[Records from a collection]

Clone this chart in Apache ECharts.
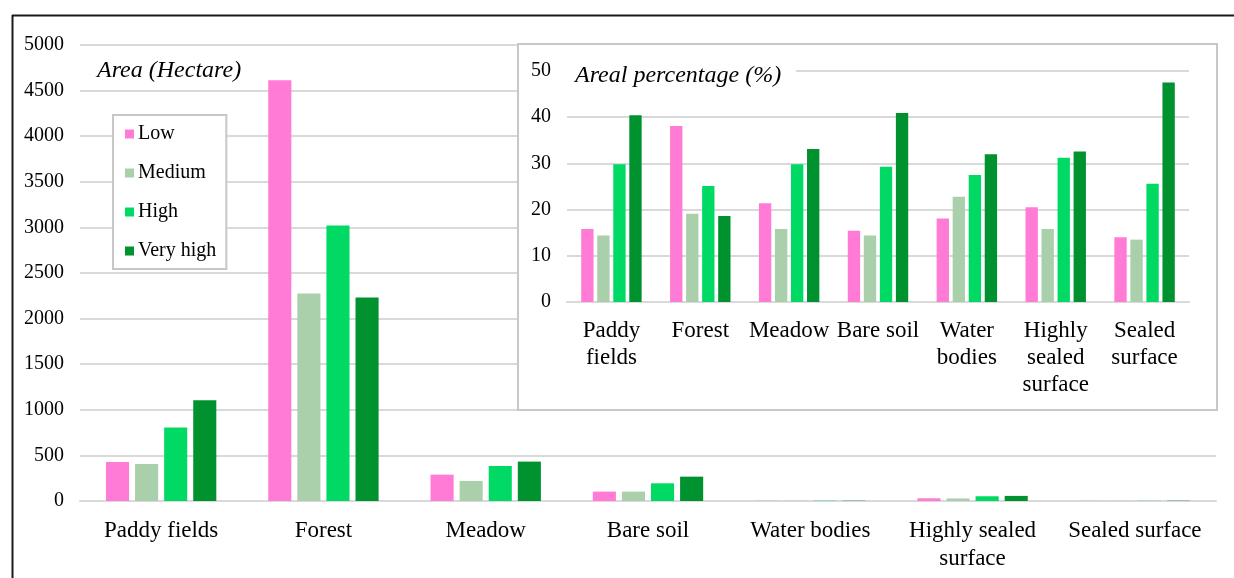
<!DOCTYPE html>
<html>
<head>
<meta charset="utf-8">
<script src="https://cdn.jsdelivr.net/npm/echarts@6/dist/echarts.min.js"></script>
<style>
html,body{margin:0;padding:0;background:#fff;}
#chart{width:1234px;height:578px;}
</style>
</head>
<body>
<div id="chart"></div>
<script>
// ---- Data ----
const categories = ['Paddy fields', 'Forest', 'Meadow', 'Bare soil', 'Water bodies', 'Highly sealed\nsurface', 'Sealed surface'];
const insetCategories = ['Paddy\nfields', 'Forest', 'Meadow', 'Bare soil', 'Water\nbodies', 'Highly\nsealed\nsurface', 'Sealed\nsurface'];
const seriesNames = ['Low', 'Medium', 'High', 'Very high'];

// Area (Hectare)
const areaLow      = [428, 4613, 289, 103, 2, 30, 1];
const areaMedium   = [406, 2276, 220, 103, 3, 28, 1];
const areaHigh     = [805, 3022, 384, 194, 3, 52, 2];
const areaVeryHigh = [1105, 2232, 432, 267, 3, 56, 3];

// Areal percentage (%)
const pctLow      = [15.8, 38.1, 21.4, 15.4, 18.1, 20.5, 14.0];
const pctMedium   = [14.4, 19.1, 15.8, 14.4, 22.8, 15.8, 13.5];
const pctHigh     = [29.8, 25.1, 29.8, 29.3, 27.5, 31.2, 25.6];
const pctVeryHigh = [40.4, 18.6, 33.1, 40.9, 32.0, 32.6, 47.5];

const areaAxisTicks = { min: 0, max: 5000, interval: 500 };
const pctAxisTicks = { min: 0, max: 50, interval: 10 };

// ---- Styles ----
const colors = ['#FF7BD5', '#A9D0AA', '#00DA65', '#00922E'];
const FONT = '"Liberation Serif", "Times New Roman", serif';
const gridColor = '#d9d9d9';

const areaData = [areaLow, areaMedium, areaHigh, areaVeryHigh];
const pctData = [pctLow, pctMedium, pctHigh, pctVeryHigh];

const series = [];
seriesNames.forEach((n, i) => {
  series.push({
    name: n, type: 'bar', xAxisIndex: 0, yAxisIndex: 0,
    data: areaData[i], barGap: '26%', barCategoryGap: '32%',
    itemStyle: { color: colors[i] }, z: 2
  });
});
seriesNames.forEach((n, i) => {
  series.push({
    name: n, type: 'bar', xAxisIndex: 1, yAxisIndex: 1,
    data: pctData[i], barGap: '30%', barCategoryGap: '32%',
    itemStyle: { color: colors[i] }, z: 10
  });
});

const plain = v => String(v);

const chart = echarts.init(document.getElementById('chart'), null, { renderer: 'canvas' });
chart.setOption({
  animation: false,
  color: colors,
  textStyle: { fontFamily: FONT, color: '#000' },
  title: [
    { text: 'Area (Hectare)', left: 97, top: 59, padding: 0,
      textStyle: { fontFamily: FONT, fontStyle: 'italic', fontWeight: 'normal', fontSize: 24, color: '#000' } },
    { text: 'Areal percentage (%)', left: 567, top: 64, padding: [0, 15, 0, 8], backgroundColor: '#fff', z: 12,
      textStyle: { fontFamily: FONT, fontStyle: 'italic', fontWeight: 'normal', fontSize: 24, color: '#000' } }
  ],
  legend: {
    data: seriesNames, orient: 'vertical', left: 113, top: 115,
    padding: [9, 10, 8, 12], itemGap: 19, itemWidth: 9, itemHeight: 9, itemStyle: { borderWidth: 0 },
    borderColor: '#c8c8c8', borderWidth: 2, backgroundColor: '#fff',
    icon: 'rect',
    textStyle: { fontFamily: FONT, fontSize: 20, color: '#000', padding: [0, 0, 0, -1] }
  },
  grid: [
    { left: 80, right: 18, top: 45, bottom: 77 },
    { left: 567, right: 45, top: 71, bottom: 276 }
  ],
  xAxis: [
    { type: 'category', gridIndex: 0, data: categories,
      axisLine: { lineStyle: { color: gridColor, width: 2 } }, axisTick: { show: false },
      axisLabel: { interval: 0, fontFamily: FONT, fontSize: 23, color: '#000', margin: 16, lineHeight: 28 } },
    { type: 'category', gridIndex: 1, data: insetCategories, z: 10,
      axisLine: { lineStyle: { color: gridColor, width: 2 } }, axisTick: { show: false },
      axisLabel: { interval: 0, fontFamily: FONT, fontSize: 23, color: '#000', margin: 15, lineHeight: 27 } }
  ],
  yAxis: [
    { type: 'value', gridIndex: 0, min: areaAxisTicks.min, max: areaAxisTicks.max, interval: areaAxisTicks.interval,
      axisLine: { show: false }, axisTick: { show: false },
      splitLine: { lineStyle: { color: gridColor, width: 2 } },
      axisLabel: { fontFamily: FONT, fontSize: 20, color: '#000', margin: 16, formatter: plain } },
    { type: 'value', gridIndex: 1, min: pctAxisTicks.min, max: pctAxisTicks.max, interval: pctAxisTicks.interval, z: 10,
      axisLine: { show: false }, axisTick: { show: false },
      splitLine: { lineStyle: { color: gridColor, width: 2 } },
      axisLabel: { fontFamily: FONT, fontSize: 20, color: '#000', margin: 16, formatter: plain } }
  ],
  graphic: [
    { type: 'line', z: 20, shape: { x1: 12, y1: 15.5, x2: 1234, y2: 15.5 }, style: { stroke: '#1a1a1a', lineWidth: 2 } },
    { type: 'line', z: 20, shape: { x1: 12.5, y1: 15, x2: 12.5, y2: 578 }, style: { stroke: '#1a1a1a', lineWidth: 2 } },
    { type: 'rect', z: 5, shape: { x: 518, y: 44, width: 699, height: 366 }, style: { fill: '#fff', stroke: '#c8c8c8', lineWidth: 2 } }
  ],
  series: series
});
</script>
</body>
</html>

--

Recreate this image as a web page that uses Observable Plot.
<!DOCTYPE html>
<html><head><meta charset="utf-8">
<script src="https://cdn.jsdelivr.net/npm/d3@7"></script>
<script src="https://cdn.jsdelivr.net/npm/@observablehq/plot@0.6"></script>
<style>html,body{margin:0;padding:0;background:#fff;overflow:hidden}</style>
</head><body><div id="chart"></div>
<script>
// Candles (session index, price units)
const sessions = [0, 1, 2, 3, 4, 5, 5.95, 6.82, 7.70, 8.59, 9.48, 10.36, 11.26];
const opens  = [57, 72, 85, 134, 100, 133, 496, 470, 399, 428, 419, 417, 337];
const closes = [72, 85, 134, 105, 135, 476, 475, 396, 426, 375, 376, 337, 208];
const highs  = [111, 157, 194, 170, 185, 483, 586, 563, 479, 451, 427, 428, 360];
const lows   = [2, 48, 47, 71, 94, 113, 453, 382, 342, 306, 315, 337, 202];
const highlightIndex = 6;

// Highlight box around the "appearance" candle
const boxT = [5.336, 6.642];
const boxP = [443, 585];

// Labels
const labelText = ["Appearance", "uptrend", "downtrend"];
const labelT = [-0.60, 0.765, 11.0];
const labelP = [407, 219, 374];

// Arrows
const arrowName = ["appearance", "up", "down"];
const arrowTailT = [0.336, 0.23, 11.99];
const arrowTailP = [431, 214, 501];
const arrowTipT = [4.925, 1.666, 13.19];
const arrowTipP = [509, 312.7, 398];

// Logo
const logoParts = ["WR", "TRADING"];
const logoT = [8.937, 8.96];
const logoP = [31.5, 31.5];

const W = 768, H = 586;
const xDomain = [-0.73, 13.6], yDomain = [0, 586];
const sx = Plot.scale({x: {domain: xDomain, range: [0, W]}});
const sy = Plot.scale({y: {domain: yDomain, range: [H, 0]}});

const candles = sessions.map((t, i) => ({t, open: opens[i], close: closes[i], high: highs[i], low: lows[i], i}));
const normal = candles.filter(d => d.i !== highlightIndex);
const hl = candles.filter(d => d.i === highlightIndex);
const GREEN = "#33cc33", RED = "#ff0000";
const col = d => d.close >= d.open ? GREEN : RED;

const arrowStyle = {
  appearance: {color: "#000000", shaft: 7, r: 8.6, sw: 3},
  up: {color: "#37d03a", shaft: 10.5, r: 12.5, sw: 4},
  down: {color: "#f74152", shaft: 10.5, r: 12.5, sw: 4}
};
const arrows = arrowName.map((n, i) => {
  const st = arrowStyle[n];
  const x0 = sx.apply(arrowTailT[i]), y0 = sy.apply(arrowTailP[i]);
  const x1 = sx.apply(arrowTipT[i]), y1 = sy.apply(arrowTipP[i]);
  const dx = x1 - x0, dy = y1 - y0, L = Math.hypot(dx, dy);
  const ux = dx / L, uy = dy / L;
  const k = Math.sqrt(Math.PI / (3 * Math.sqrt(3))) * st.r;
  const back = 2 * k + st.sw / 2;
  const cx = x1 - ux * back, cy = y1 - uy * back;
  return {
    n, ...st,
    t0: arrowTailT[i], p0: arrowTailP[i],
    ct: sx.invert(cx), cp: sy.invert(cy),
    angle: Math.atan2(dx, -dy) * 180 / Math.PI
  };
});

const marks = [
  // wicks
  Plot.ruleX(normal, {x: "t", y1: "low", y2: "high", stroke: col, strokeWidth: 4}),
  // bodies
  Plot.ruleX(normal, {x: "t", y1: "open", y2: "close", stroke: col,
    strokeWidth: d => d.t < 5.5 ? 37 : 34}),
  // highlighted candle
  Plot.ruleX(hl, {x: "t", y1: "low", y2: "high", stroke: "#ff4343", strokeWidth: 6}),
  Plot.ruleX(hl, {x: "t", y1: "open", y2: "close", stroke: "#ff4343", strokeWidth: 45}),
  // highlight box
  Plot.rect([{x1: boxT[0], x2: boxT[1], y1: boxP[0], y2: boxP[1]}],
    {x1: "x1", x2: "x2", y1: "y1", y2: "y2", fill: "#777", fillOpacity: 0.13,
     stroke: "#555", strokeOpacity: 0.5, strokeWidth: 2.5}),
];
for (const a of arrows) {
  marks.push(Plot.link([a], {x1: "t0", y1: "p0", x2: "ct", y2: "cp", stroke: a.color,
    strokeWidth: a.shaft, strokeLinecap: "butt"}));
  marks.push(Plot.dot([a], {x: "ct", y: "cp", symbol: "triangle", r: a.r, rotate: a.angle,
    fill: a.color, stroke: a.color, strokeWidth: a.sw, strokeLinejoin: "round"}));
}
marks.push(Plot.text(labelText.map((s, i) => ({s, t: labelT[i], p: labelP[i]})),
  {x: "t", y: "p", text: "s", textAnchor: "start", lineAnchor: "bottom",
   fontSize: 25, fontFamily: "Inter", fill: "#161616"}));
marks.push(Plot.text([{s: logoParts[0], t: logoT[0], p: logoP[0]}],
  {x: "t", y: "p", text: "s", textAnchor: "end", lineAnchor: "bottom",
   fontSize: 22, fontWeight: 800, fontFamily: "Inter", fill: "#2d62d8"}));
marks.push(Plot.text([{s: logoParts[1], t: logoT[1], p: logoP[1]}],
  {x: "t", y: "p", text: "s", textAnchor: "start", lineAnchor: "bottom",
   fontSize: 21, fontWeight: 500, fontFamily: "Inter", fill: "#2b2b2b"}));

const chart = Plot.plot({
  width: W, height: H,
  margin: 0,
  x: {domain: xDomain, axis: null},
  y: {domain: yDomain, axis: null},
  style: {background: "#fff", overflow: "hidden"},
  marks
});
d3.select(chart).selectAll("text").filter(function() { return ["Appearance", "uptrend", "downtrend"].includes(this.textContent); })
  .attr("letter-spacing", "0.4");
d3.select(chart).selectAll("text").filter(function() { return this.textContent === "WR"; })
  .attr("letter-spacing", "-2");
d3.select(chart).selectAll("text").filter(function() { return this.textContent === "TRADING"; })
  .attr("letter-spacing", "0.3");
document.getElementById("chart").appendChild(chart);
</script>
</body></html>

### [Task prompt]
Take the line that contains "Recreate this image", the line that contains "const boxP = [443, 585];", and all lines between, and give them again exactly; include no other line.

### [Completed exercise]
Recreate this image as a web page that uses Observable Plot.
<!DOCTYPE html>
<html><head><meta charset="utf-8">
<script src="https://cdn.jsdelivr.net/npm/d3@7"></script>
<script src="https://cdn.jsdelivr.net/npm/@observablehq/plot@0.6"></script>
<style>html,body{margin:0;padding:0;background:#fff;overflow:hidden}</style>
</head><body><div id="chart"></div>
<script>
// Candles (session index, price units)
const sessions = [0, 1, 2, 3, 4, 5, 5.95, 6.82, 7.70, 8.59, 9.48, 10.36, 11.26];
const opens  = [57, 72, 85, 134, 100, 133, 496, 470, 399, 428, 419, 417, 337];
const closes = [72, 85, 134, 105, 135, 476, 475, 396, 426, 375, 376, 337, 208];
const highs  = [111, 157, 194, 170, 185, 483, 586, 563, 479, 451, 427, 428, 360];
const lows   = [2, 48, 47, 71, 94, 113, 453, 382, 342, 306, 315, 337, 202];
const highlightIndex = 6;

// Highlight box around the "appearance" candle
const boxT = [5.336, 6.642];
const boxP = [443, 585];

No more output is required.